Last year, office supply manufacturer Safco Products was looking to expand its distribution center near the Port of Los Angeles.
Unable to find anything suitable close to their existing facility after a six-month search, the subsidiary of Liberty Diversified Industries settled on a large warehouse far away on the border of Moreno Valley in Riverside County.
"They wanted 200,000 square feet of Class A industrial space. There was nothing available in the mid-cities area in L.A. County and there was nothing available in the Ontario market," said Mark Kegans, senior vice president with the Ontario office of Grubb & Ellis Co. "So they came clear out to the Riverside/Moreno Valley area."

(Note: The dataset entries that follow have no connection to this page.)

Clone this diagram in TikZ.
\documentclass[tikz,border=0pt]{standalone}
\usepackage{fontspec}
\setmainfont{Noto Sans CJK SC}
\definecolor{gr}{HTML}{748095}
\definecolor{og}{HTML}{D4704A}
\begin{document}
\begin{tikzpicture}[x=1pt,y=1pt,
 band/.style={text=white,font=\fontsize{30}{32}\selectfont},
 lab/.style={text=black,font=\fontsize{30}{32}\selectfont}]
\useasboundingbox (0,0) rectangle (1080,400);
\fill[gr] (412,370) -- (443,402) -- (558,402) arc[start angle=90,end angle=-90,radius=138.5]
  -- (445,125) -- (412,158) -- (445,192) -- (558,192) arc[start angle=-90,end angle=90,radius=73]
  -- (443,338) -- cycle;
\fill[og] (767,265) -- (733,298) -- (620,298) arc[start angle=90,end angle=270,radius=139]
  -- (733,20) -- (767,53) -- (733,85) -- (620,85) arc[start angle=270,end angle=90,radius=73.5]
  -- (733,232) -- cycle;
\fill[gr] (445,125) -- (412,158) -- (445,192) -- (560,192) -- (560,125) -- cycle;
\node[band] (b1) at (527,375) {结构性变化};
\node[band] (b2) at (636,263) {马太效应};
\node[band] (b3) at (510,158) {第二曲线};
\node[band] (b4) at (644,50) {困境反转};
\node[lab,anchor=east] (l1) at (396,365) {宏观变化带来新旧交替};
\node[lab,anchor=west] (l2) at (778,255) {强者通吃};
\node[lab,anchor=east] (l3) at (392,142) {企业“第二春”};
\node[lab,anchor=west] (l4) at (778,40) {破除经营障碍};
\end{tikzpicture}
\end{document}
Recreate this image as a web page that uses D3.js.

Safco, whose parent is based in New Hope, Minn., represents just the tip of the latest wave of industrial development that is transforming the Inland Empire and bedroom communities such as Moreno Valley and some say posing a threat to the long-term economic health of Los Angeles County.
Tilt-up warehouse and industrial buildings are going up by the dozen in this 49-square mile city, bolstered by cheap land, easy access to freeways that leaves trucks just an hour or so away from Los Angeles' booming ports, at least during off hours.
Consider the numbers: in the 18 months ending in Dec. 2006, 3.8 million square feet of industrial space was completed and came on line in Moreno Valley. Another 3.1 million square feet is currently under construction, scheduled for completion later this year. And 5.5 million square feet are in the planning stages.
By comparison, for all of Los Angeles County, slightly over 5 million square feet of industrial space is under construction.
Much of the credit for the boom in Moreno Valley is due to the increasingly tight conditions in L.A. County and the western reaches of the Inland Empire, especially Ontario and Corona. With vacancy rates in many parts of L.A. County under 2 percent, the L.A. market has just about completely filled up. And the Ontario/Rancho Cucamonga market that for years has accepted overflow from L.A. is itself filling up, as industrial vacancy rates there have sunk into the single digits.
"Markets like San Bernardino, Redlands, Rialto, Moreno Valley and Perris have become the new catcher's glove for the L.A. market," Kegans said.
But what is L.A.'s problem has become Moreno Valley's gain. And city officials there are using their good fortune to address one of the city's shortcomings: a lack of local jobs.